STEP 2: Set up a new savings pot/account
Now we know how much we need to save, we need somewhere to save it. The trick here is saving it somewhere that we can access it easily, but not so easily that we are tempted to use it to buy a new Playstation game.
- Open up a new bank account or savings pot. Ideally, you should do this with a separate bank to your personal account to make it harder for you to take bits from it for trivial purchases.
- Change the name of the account to ‘New Camera Fund’ or whatever it is you are saving for rather than keeping it as a random account number. Psychologically, this will put another barrier between you and the money.
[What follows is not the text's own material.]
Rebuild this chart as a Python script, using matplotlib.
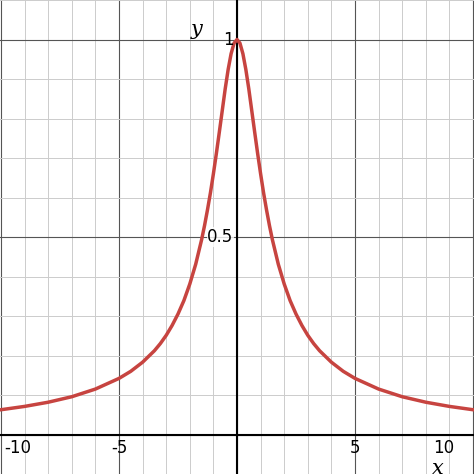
import matplotlib
matplotlib.use("Agg")
import matplotlib.pyplot as plt

xs_pos = [0, 0.125, 0.25, 0.375, 0.5, 0.625, 0.75, 0.875, 1, 1.125, 1.25, 1.375, 1.5, 1.75, 2, 2.25, 2.5,
          2.75, 3, 3.25, 3.5, 4, 4.5, 5, 6, 7, 8, 9, 10, 11]
ys_pos = [1, 0.9907, 0.964, 0.924, 0.875, 0.820, 0.765, 0.711, 0.660, 0.612, 0.569, 0.529, 0.493, 0.431,
          0.381, 0.339, 0.305, 0.276, 0.251, 0.230, 0.212, 0.183, 0.160, 0.142, 0.115, 0.0956, 0.0817,
          0.0711, 0.0627, 0.056]
xs = [-v for v in xs_pos[:0:-1]] + xs_pos
ys = ys_pos[:0:-1] + ys_pos

fig = plt.figure(figsize=(4.74, 4.74), dpi=100)
ax = fig.add_axes([0, 0, 1, 1])
ax.set_xlim(-10.04, 10.04); ax.set_ylim(-0.10, 1.10)
for v in range(-10, 11):
    ax.axvline(v, color='#555' if v % 5 == 0 else '#ccc', lw=0.8 if v % 5 == 0 else 0.7, zorder=0)
for i in range(-1, 12):
    ax.axhline(i / 10, color='#555' if i % 5 == 0 else '#ccc', lw=0.8 if i % 5 == 0 else 0.7, zorder=0)
ax.axhline(0, color='black', lw=1.5, zorder=1)
ax.axvline(0, color='black', lw=1.5, zorder=1)
ax.plot(xs, ys, color='#c74440', lw=2.5, zorder=3, solid_capstyle='round', solid_joinstyle='round')
for s in ax.spines.values():
    s.set_visible(False)
ax.set_xticks([]); ax.set_yticks([])
for v, lab in [(-10, '-10'), (-5, '-5'), (5, '5'), (10, '10')]:
    xx = {-10: -9.3, 10: 8.75}.get(v, v)
    ax.text(xx, -0.012, lab, ha='center', va='top', fontsize=12, zorder=4)
ax.text(-0.15, 0.5, '0.5', ha='right', va='center', fontsize=12, zorder=4,
        bbox=dict(facecolor='white', edgecolor='none', pad=0.5, alpha=0.8))
ax.text(-0.15, 1.0, '1', ha='right', va='center', fontsize=12, zorder=4)
ax.text(8.5, -0.085, 'x', ha='center', va='center', fontsize=15, style='italic', family='DejaVu Serif')
ax.text(-1.7, 1.025, 'y', ha='center', va='center', fontsize=15, style='italic', family='DejaVu Serif')
fig.savefig('out.png', dpi=100)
STEP 3: Create a Budget and Timeline
Yes, I know – the B word is back!
If you are a young person who is juggling work and education, finding a few thousand pounds to put in a savings pot isn’t something you can just… do! Setting a budget and timeline becomes crucial. It does mean you will need be stricter with yourself and your budget. But, it is also easier than you think.
For example, if your goal is £1050 and you have one year to reach it, then all you need is to save £21 a week for one year: £21 x 52 weeks = £1050
- Set a specific deadline date by which you want to have achieved your target goal. If you’re saving for a course, what date do they need payment by? If it’s for a piece of equipment, when would like to have it by? Don’t just say ASAP, be specific and mark it down on a calendar. You can then break your goal amount down into monthly and weekly goals (Target Amount / Weeks between now and your deadline).
- Think of small sacrifices you can make: walking instead of getting the bus or making lunches instead of spending money at the school canteen.
- If the weekly goal is too much then build up to it gradually. Using the earlier example: if £21 at the start is too difficult Start with £11 a week for 4 months, Then £21 a week for 4 months Then £31 a week for 4 months.
You still hit your goal in the same amount of time but you build up the amounts you pay in gradually.
- Treat it as a mandatory line in your budget like any other bill. You have to pay your bus fare. You have to pay for the food you buy You have to pay this savings fund.
STEP 4: Set up a Standing Order
Standing Orders are regular payments you can set up through your bank to happen on the same day every week or month for the same amount. Having a Standing Order every week keeps payments automatic, so you’re less to keep the money an extra week.
Need to make the money a little quicker? Here are some handy questions to ask yourself.
- What are the non-essential items in my life that I can take a break from?
McDonalds at the weekend, ice skating, entertainment, etc.
- Are there cheaper alternatives to anything I buy?
Store brand products, shopping at a cheaper supermarket or local market.
- When was the last time I contacted my mobile phone provider?
If it’s been awhile, it might be worth asking for a cheaper deal that matches your needs, especially if you have noticed you don’t use all the minutes, texts or data.
- Do I have a skill I can use to make a bit of money?
Speaking a foreign language, playing an instrument, being good at baking – if you know how to do it there will be somebody who wants to pay for it. Make a list of skills you have or things you can do and ask in your local area, local groups or online if anyone needs someone to do it.
- Will I be getting any extra cash in the near future?
Birthday money from your Nan or any money you were not expecting to have should go straight into your savings fund.
- Can I turn this into a game?
If you are the competitive sort, you could set up a game with a friend to see who can reach their savings goal first. Or smaller goals, like first to £200. Loser pays a fun forfeit!
Remember: building your savings fund is giving yourself a gift for the future. You are giving yourself a new piece of equipment, some classes or some peace of mind not having to worry about an expense. It is going to feel a bit rubbish at the start, but the joy you’ll feel when you see that number go up week by week is worth it!
Being good at saving is the first step to being good with money and financially responsible, and doing so will give you the freedom to do bigger things in your life or career that you couldn’t do otherwise.